WHAT IS NEEDED —
With all pictures omitted, return verbatim the lines from the beginning of the records below through the line containing "from matplotlib.patches import Patch".

INPUT ROWS —
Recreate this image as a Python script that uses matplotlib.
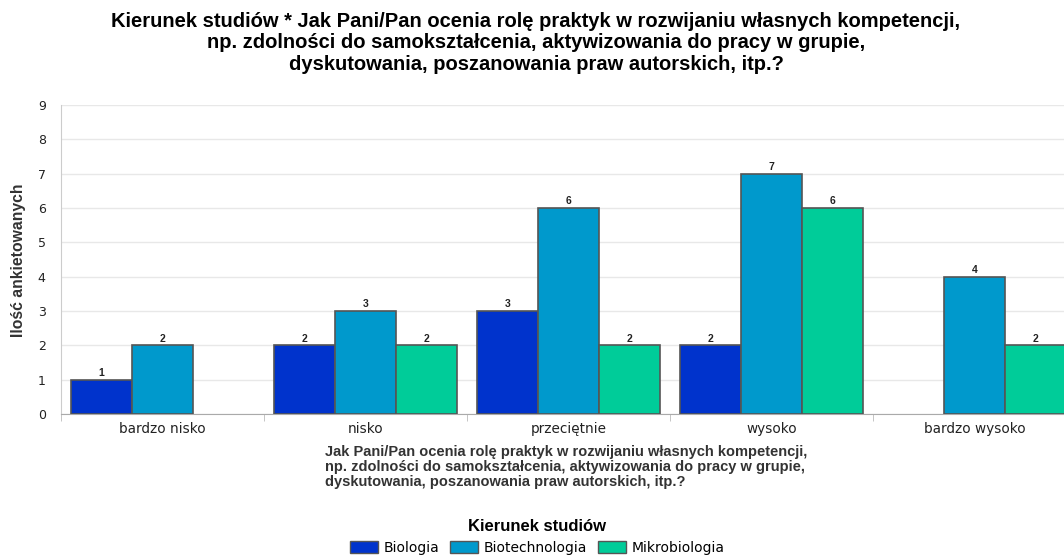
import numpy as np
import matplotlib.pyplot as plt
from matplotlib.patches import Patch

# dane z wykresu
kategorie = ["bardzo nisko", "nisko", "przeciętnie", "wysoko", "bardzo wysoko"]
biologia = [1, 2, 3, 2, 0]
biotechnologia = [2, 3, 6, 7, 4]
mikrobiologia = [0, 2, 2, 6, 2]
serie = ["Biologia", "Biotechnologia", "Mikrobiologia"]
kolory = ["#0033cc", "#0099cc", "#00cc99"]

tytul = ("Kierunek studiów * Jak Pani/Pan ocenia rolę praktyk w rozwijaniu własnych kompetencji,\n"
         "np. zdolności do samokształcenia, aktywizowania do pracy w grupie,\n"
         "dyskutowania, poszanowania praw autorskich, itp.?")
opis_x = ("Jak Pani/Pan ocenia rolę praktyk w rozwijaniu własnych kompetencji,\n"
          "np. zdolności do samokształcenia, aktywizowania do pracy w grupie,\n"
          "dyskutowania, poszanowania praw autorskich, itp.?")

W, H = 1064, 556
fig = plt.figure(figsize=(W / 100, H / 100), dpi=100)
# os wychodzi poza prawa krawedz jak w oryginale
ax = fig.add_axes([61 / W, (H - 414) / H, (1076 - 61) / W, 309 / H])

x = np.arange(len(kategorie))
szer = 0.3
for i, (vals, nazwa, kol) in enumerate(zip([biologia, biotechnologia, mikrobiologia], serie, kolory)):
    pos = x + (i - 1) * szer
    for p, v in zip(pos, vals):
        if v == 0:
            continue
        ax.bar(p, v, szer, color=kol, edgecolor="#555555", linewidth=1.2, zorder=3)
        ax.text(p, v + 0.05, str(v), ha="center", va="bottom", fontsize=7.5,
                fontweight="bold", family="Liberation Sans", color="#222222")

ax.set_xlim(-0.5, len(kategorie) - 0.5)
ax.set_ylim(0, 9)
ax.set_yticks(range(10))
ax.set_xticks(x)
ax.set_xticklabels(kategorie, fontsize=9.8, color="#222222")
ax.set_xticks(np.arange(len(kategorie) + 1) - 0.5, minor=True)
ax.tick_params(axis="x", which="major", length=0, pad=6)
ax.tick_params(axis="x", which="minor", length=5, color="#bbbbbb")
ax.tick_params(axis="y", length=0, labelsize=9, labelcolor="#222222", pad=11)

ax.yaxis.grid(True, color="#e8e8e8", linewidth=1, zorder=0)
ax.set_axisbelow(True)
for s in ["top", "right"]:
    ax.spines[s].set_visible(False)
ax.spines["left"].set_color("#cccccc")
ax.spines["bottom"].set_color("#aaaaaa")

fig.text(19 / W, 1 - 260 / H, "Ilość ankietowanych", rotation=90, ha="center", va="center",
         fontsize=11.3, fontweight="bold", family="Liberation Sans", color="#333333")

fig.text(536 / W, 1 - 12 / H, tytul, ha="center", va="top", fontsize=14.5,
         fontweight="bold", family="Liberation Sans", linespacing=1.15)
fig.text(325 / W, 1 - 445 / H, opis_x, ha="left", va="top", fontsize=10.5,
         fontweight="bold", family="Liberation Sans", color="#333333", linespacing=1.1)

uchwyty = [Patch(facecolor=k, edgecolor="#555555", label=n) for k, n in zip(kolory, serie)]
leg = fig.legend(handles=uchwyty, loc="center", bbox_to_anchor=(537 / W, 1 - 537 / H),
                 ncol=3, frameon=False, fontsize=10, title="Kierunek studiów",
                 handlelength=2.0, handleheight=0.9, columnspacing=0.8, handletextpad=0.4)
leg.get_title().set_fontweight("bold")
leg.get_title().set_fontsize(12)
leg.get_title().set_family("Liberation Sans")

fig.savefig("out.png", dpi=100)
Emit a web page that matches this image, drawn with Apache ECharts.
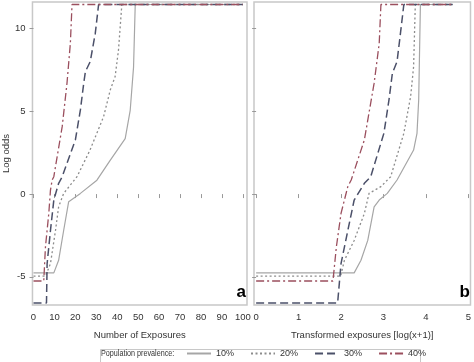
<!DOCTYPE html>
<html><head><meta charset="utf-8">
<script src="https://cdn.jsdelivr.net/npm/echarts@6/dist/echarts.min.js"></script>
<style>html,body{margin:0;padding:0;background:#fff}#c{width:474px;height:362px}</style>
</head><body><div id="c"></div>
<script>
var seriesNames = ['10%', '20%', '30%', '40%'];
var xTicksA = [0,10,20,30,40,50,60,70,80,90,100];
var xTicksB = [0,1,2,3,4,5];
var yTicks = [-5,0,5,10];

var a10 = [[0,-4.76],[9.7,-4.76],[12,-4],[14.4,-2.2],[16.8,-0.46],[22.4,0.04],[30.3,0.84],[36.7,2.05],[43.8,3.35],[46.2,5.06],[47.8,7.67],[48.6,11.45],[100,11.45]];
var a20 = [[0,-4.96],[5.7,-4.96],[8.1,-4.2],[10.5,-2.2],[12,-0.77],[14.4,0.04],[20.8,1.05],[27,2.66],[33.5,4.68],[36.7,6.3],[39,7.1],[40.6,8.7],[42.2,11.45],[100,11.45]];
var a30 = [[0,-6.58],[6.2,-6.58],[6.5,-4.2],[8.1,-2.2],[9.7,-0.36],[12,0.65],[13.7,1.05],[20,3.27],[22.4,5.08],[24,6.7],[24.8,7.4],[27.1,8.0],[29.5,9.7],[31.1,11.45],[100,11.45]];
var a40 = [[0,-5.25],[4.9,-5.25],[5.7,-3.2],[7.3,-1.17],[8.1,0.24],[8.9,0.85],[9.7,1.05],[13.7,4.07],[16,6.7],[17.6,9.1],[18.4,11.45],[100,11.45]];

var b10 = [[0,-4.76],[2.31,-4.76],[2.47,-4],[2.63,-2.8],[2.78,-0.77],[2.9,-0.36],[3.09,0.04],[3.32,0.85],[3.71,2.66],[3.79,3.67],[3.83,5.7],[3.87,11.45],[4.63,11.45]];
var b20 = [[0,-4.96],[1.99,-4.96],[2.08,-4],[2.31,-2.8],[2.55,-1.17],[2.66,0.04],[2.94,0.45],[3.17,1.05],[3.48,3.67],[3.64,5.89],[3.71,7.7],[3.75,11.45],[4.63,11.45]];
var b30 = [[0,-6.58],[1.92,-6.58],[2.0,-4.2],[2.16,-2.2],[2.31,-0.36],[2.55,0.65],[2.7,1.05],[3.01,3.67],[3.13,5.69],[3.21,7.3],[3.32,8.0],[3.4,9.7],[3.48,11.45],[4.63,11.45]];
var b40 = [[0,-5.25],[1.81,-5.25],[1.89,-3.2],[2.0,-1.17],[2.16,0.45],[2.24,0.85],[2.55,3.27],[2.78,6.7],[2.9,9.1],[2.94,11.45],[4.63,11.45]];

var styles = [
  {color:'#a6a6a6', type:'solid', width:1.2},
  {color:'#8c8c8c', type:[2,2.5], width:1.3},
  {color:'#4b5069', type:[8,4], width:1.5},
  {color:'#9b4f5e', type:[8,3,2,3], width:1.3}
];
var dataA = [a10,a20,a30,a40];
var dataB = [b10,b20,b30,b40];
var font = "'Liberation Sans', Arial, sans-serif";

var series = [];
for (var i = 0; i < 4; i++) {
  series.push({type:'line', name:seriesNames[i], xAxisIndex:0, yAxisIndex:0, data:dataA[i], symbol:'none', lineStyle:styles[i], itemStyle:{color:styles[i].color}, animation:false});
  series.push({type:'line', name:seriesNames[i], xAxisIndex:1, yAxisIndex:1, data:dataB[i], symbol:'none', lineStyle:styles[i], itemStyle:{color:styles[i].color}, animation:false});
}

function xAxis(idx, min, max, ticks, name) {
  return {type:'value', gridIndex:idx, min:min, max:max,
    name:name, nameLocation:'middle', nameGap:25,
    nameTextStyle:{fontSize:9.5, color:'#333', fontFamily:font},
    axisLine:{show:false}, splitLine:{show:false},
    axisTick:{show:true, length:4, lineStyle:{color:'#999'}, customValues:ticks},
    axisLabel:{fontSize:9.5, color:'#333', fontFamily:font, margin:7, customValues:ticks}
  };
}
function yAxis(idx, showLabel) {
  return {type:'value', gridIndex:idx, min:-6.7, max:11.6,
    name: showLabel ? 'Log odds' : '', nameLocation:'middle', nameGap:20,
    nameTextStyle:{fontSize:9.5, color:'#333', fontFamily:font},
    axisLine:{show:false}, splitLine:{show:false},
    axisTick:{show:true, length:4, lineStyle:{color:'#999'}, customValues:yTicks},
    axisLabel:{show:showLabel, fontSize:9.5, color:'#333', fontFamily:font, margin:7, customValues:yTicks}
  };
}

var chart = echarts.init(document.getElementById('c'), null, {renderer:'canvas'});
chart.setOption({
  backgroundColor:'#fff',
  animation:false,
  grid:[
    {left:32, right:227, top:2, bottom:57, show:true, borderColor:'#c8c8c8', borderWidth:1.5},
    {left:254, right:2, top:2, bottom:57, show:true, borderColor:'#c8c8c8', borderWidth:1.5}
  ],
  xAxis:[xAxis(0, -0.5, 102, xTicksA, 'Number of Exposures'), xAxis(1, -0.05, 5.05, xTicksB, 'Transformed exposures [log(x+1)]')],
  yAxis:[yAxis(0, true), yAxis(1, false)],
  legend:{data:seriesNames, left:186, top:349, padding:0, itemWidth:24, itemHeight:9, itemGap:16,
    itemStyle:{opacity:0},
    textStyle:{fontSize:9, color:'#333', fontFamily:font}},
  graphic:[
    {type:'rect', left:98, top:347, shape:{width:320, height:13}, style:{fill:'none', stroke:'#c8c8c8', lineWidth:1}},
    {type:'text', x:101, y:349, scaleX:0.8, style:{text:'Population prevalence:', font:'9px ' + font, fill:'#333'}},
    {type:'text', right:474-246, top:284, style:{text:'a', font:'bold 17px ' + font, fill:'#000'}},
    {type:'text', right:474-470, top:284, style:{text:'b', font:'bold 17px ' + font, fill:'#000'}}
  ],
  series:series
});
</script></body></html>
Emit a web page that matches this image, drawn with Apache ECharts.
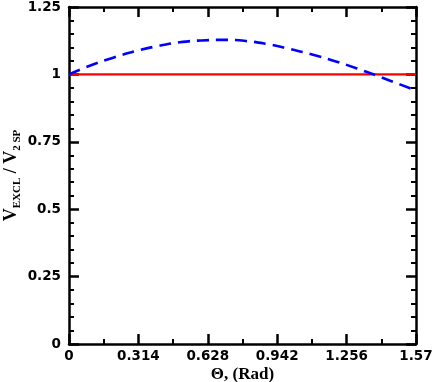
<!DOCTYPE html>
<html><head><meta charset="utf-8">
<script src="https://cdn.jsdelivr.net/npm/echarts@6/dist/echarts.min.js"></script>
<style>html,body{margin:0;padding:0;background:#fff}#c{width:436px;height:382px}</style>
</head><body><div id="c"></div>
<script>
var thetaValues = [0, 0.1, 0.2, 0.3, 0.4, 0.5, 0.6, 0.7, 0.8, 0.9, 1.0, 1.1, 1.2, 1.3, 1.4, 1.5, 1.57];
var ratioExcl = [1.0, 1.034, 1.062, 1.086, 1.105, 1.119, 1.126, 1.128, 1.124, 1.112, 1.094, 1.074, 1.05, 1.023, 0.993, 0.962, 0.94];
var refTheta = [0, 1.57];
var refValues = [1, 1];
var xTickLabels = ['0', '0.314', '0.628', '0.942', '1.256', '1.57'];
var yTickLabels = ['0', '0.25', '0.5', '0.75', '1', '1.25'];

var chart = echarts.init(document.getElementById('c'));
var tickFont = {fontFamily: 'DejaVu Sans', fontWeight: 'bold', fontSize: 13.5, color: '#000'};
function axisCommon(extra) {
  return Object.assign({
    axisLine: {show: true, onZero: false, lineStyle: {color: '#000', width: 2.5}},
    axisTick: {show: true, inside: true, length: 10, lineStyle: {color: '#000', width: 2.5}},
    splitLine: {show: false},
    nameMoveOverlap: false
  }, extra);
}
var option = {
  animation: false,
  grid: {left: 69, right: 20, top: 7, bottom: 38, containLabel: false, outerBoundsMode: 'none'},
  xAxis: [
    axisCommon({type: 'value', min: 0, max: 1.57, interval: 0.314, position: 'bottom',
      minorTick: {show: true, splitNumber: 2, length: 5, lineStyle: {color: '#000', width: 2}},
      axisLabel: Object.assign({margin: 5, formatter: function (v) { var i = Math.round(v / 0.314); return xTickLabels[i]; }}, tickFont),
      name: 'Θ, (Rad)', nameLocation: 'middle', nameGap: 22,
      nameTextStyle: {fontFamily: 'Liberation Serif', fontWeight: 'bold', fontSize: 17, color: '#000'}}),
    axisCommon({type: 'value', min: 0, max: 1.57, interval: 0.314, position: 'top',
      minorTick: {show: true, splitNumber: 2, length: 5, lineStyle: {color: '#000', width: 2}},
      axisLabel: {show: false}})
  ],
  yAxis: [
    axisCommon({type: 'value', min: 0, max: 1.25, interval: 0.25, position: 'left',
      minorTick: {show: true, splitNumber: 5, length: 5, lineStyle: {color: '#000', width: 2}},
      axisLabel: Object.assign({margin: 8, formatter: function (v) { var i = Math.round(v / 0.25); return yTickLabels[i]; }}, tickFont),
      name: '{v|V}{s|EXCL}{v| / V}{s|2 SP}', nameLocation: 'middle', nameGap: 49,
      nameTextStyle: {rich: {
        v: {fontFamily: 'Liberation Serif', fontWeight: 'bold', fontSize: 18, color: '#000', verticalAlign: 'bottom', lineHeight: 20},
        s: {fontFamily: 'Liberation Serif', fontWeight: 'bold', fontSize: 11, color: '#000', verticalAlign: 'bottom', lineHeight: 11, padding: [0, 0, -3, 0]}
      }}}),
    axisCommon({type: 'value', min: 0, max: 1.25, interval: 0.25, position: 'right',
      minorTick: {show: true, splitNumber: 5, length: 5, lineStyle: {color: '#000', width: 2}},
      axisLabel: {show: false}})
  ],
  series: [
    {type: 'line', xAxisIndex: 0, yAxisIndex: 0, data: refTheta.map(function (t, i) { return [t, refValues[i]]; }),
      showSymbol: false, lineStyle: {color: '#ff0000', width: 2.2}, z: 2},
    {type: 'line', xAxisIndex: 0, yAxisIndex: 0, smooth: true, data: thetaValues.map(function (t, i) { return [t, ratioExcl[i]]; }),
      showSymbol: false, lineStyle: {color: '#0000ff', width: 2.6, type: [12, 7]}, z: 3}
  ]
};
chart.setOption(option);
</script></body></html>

RIGHT ANSWER —
Recreate this image as a Python script that uses matplotlib.
import numpy as np
import matplotlib.pyplot as plt
from matplotlib.patches import Patch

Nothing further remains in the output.